Like baggage cars, railway post office (RPO; US term) cars or travelling post offices (TPOs; British term) were not accessible to paying passengers. These cars' interiors were designed with sorting facilities that were often seen and used in conventional post offices around the world. The RPO is where mail was sorted while the train was en route. Because these cars carried mail, which often included valuables or quantities of cash and checks, the RPO staff (who were employed by the postal service and not the railroad) were the only train crews allowed to carry guns. The RPO cars were normally placed in a passenger train between the train's motive power and baggage cars, further inhibiting their access by passengers.

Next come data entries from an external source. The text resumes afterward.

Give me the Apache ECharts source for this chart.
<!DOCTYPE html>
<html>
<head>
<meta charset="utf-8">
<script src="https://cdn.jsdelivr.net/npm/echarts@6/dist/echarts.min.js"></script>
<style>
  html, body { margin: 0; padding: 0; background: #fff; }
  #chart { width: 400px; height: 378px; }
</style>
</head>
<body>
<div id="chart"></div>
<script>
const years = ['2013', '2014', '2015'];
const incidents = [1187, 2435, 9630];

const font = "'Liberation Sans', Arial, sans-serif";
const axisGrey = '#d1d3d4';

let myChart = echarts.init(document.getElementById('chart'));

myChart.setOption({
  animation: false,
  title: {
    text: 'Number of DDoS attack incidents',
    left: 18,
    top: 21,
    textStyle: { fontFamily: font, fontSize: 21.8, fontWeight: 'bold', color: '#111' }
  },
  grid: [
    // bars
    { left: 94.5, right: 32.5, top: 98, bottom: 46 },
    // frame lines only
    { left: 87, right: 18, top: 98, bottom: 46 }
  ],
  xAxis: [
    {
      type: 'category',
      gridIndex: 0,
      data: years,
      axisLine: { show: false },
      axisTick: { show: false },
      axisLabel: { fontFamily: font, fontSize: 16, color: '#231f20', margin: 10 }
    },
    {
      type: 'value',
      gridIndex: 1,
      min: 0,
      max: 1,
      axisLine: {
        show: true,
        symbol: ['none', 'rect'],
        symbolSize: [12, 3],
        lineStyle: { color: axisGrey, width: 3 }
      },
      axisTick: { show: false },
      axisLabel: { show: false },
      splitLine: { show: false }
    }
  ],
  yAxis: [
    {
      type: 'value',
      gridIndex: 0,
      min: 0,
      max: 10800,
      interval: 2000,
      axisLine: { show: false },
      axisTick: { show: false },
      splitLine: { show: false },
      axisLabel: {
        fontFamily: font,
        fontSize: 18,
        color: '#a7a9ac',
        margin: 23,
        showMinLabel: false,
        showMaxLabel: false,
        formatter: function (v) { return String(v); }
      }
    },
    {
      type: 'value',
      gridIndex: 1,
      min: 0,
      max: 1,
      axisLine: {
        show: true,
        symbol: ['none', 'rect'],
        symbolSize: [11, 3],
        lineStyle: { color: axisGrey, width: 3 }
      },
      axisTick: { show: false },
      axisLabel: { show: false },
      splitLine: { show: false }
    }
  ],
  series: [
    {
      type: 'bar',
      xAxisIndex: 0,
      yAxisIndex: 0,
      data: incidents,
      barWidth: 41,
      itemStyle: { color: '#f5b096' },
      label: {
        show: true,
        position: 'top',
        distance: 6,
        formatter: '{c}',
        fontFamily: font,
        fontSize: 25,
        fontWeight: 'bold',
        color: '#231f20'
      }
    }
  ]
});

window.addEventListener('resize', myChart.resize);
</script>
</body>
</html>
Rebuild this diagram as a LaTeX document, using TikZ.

A colonist car or emigrant car was a special sleeping car designed to take immigrants from ocean ports to settlement areas in western North America at the cheapest possible fare. They offered simple sleeping berths and a cooking area for immigrants who were expected to bring their own food and bedding.

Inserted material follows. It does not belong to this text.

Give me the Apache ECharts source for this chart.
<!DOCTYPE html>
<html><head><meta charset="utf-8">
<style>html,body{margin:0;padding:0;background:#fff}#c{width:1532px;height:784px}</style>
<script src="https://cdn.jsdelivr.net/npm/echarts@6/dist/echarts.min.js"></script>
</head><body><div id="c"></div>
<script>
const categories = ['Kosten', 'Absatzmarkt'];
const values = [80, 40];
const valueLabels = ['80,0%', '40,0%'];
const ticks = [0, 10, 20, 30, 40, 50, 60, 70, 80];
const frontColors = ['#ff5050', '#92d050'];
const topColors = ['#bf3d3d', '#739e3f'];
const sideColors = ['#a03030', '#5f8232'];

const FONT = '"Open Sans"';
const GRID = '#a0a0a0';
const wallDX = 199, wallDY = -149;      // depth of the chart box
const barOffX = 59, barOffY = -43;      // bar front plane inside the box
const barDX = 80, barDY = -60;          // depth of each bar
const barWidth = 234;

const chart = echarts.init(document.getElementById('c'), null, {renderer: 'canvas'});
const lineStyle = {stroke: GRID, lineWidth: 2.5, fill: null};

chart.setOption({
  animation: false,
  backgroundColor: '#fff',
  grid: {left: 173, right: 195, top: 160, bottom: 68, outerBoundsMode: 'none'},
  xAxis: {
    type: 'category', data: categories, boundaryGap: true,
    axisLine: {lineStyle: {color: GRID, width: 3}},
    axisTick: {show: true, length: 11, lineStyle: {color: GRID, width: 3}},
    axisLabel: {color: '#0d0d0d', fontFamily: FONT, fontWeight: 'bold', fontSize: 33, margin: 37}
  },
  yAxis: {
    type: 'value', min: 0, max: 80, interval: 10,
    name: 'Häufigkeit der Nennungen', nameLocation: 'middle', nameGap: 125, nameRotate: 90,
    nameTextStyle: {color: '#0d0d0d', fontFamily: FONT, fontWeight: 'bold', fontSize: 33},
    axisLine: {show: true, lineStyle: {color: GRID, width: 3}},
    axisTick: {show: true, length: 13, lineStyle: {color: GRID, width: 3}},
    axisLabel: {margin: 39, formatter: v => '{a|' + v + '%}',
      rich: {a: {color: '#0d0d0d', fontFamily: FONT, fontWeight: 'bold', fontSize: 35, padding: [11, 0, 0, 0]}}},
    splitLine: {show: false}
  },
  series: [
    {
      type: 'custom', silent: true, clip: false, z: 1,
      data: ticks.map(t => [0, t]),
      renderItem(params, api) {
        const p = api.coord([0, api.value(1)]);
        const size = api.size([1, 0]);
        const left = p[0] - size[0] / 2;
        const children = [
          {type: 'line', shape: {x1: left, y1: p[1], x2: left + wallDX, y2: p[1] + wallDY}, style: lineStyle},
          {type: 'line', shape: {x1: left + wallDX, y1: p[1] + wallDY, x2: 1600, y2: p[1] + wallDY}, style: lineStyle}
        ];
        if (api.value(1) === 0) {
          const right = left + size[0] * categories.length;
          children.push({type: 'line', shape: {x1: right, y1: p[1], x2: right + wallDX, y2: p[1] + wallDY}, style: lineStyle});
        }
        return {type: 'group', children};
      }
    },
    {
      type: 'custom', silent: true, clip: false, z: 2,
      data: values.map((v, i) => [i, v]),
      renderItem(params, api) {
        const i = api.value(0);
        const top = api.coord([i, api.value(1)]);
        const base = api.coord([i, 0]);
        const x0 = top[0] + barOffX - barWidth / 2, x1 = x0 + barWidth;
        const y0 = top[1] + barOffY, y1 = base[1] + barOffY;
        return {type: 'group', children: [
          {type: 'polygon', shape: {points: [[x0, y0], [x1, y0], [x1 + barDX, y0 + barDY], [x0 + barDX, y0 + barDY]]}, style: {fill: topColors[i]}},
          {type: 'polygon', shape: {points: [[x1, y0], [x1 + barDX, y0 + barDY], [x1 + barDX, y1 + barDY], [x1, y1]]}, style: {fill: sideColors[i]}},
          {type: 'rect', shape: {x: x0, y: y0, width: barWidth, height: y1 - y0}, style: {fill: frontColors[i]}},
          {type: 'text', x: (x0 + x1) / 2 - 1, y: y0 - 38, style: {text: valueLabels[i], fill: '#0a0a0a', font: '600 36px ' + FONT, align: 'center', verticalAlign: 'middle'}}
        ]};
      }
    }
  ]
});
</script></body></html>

A combine is a car that combines features of a head-end and a regular passenger car. The most common combination is that of a coach and a baggage car, but the combination of coach and post office car was also common. Combines were used most frequently on branch lines and short line railroads where there wasn't necessarily enough traffic to economically justify single-purpose cars. As lightweight cars began to appear on railroads, passenger cars more frequently combined features of two or more car types on one car, and the classic heavyweight combine fell out of use.

A control car (also known as a Driving Trailer in Europe and the UK) is a passenger car which lets the train be run in reverse with the locomotive at the back. It is common on commuter trains in the US, Canada and Europe. This can be important for serving small towns without extensive switching facilities, end train stations, dead-end lines, and having a fast turnaround when changing directions in commuter service.